One of the things the research indicates about children is that in military families children are stressed more so than in any other kind of family. That's because of the postings and the deployments. They deal with the parent coming and going at a rate different from most other professions. So that already puts a stress on the family. Although there are things, like the military family resource centre now...but you have to live close to one in order to access the supports.
What the people I interviewed about their children talked about was, again, the loss of the father who was. Because I interviewed the female partners, I'm only talking about dads: “Daddy can no longer go out to dinner with us because he can't be in a restaurant.” Family events had to be planned. A graduation has to be planned. They take two cars so that if dad has to leave, he can leave. The seating has to be planned. You can no longer go to a movie because dad can't sit in a theatre.
In terms of the one who was talking about the graduation, they went the day before to plan out exactly where they were going to sit. They had a contingency plan so that if he couldn't stay for the whole graduation, at least the mother would be able to stay. There would have been somebody who could make sure the dad would be able to get out and get to a place where he was going to feel safe.
So everything becomes complicated. All of life becomes complicated for these kids. They're no longer able to be free. They also become hyper-vigilant about, “Did I do something wrong? Am I watching something on TV that's going to cause Daddy to have a flashback?” The whole family becomes infected.

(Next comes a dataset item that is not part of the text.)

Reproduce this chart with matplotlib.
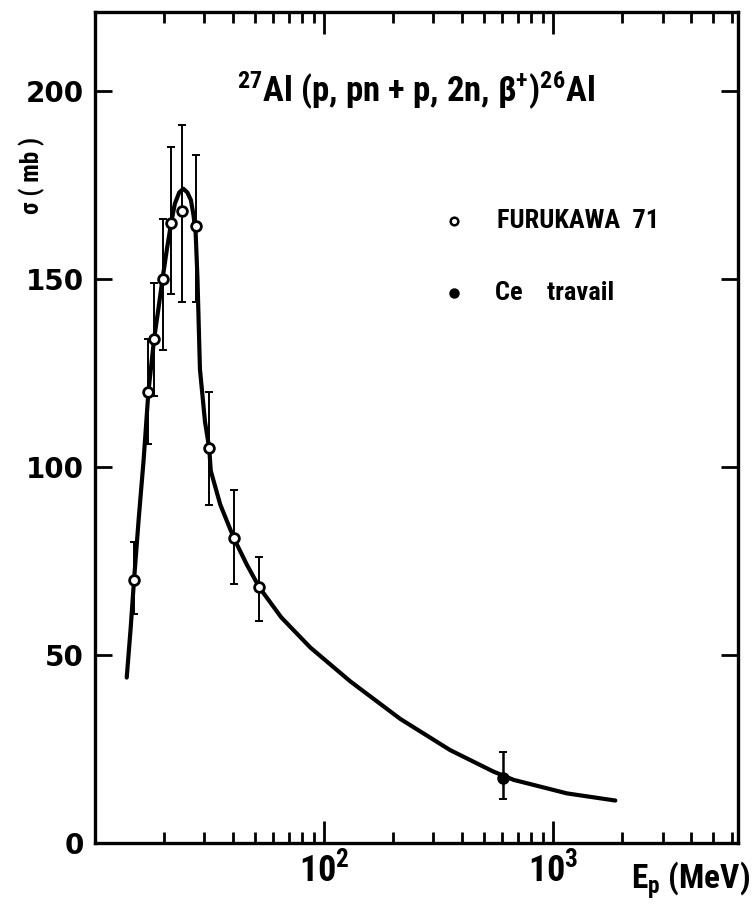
import numpy as np
import matplotlib
matplotlib.use("Agg")
import matplotlib.pyplot as plt
from matplotlib import font_manager
from matplotlib.ticker import FixedLocator, FixedFormatter, NullFormatter

plt.rcParams["mathtext.default"] = "regular"

# Smooth fitted excitation curve (E in MeV, sigma in mb)
curve_E = [13.75, 14.3, 14.8, 15.5, 16.3, 17.1, 18.1, 19.0, 19.7, 20.6, 21.5,
           22.3, 23.3, 24.3, 25.3, 26.2, 26.9, 27.5, 28.0, 28.7, 30.2, 31.5,
           32.0, 35.2, 40.4, 46.0, 52.1, 65.0, 87.0, 130.0, 215.0, 355.0,
           548.0, 671.0, 1148.0, 1866.0]
curve_sigma = [44, 57, 70, 86, 102, 120, 134, 143, 150, 158, 165,
               170, 173, 174, 173, 171, 167, 162, 150, 126, 112, 105,
               99, 90, 81, 74, 68, 60, 52, 43, 33, 24.7,
               19.0, 16.8, 13.2, 11.3]

# FURUKAWA 71 measurements
fur_E = [14.8, 17.1, 18.1, 19.7, 21.5, 23.9, 27.5, 31.5, 40.4, 52.1]
fur_sigma = [70, 120, 134, 150, 165, 168, 164, 105, 81, 68]
fur_hi = [80, 134, 149, 166, 185, 191, 183, 120, 94, 76]
fur_lo = [61, 106, 119, 131, 146, 144, 144, 90, 69, 59]

# Present work
ce_E = [601]
ce_sigma = [17.4]
ce_hi = [24.3]
ce_lo = [11.7]

y_ticks = [0, 50, 100, 150, 200]
x_major = [100, 1000]
x_major_labels = ["10$^2$", "10$^3$"]
x_minor = [20, 30, 40, 50, 60, 70, 80, 90,
           200, 300, 400, 500, 600, 700, 800, 900,
           2000, 3000, 4000, 5000, 6000]


def narrow_font():
    """Pick an installed condensed sans face for the lettering."""
    entries = font_manager.fontManager.ttflist
    names = {f.name for f in entries}
    for name in ["Liberation Sans Narrow", "Roboto Condensed",
                 "Open Sans Condensed", "Noto Sans Condensed"]:
        if name in names:
            return dict(family=[name, "DejaVu Sans"])
    for f in entries:
        if f.name == "DejaVu Sans" and f.stretch == "condensed" \
                and f.weight in ("bold", 700):
            return dict(family=["DejaVu Sans"], fontstretch="condensed")
    for name in ["Liberation Sans", "Roboto"]:
        if name in names:
            return dict(family=[name, "DejaVu Sans"])
    return dict(family=["DejaVu Sans"])


NARROW = narrow_font()
NARROW_FP = {k.replace("fontstretch", "stretch"): v for k, v in NARROW.items()}

fig = plt.figure(figsize=(7.53, 9.06), dpi=100)
ax = fig.add_axes([0.1262, 0.0695, 0.8539, 0.9172])
ax.set_xscale("log")
ax.set_xlim(10, 6400)
ax.set_ylim(0, 221)

ax.plot(curve_E, curve_sigma, color="black", lw=3.0, solid_capstyle="round",
        zorder=2)

fur_sigma_a = np.array(fur_sigma)
ax.errorbar(fur_E, fur_sigma,
            yerr=[fur_sigma_a - np.array(fur_lo), np.array(fur_hi) - fur_sigma_a],
            fmt="none", ecolor="black", elinewidth=1.4, capsize=3, capthick=1.4,
            zorder=3)
ax.plot(fur_E, fur_sigma, "o", ms=7, mfc="white", mec="black", mew=2.0,
        zorder=4)

ce_sigma_a = np.array(ce_sigma)
ax.errorbar(ce_E, ce_sigma,
            yerr=[ce_sigma_a - np.array(ce_lo), np.array(ce_hi) - ce_sigma_a],
            fmt="none", ecolor="black", elinewidth=1.8, capsize=3, capthick=1.4,
            zorder=3)
ax.plot(ce_E, ce_sigma, "o", ms=8, color="black", zorder=4)

for s in ax.spines.values():
    s.set_linewidth(2.4)

ax.xaxis.set_major_locator(FixedLocator(x_major))
ax.xaxis.set_major_formatter(FixedFormatter(x_major_labels))
ax.xaxis.set_minor_locator(FixedLocator(x_minor))
ax.xaxis.set_minor_formatter(NullFormatter())
ax.set_yticks(y_ticks)
ax.set_yticklabels([str(v) for v in y_ticks])

ax.tick_params(axis="x", which="major", direction="in", length=16, width=2.0,
               top=True, bottom=True, pad=6)
ax.tick_params(axis="x", which="minor", direction="in", length=8, width=2.0,
               top=True, bottom=True)
ax.tick_params(axis="y", which="major", direction="in", length=12, width=2.0,
               left=True, right=True, pad=8, labelsize=20)
for lab in ax.get_xticklabels():
    lab.set_fontproperties(font_manager.FontProperties(
        weight="bold", size=26, **NARROW_FP))
for lab in ax.get_yticklabels():
    lab.set_family(["DejaVu Sans"])
    lab.set_fontweight("bold")

ax.text(0.50, 0.892, "$^{27}$Al (p, pn + p, 2n, β$^{+}$)$^{26}$Al",
        transform=ax.transAxes, ha="center", va="baseline", fontsize=25,
        fontweight="bold", **NARROW)

# Legend drawn as free-standing symbols and labels
ax.plot([0.559], [0.749], "o", ms=5.5, mfc="white", mec="black", mew=1.8,
        transform=ax.transAxes)
ax.text(0.625, 0.749, "FURUKAWA  71", transform=ax.transAxes, ha="left",
        va="center", fontsize=19, fontweight="bold", **NARROW)
ax.plot([0.559], [0.662], "o", ms=6.5, color="black", transform=ax.transAxes)
ax.text(0.622, 0.662, "Ce    travail", transform=ax.transAxes, ha="left",
        va="center", fontsize=19, fontweight="bold", **NARROW)

fig.text(32 / 753, 1 - 175 / 906, "σ ( mb )", rotation=90, ha="center",
         va="center", fontsize=18, fontweight="bold", **NARROW)
fig.text(750 / 753, 1 - 880 / 906, "E$_p$ (MeV)", ha="right", va="center",
         fontsize=24, fontweight="bold", **NARROW)

fig.savefig("out.png", dpi=100)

The author, Sandra Bloom, speaks about trauma being like a virus. It's insidious and it spreads through the family. So these kids, themselves, become predisposed to things like depression or traumatic injuries. They learn to be hyper-vigilant. They learn to be hyper-vigilant in taking care of the parent, by creating that environment, by trying to control the environment so that the parent is not going to have a reaction, not going to have an outburst, so that he is going to feel safe. So the role gets reversed. They become the parent and the parent becomes the child. So when they do become adults now they are predisposed themselves to suffering a lifetime of mental illness because of that hyper-vigilance and its range, and the brain chemistry and all of the neuroscience that goes around that....

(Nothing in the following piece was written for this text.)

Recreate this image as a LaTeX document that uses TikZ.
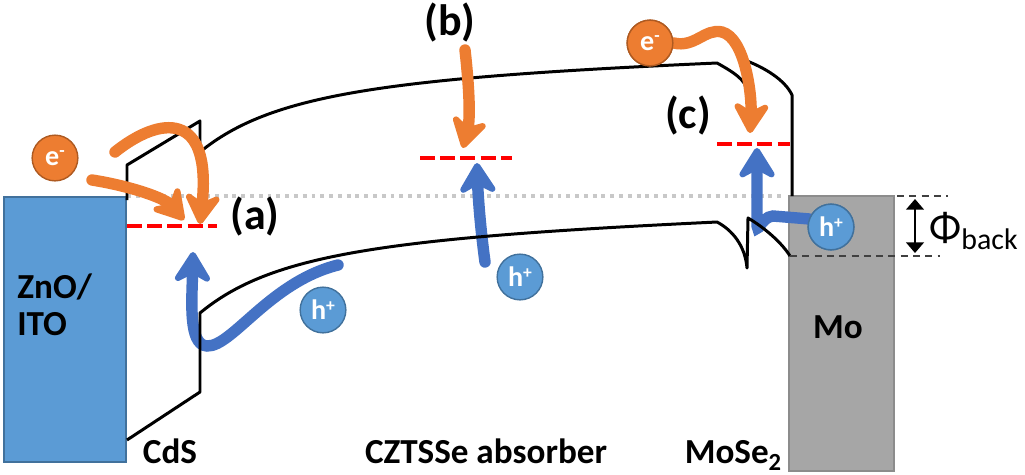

It's not just. It's not fair to these children to be put through this. They have no control. They had no choice to be brought into this situation. And the support they need is to be able to be children and to be free and understand that they didn't do anything wrong and that there's nothing they can do to fix their parent, which is what they all want to do. They all want to make their parent better. They want things to go back to the way they were before, which is not going to happen.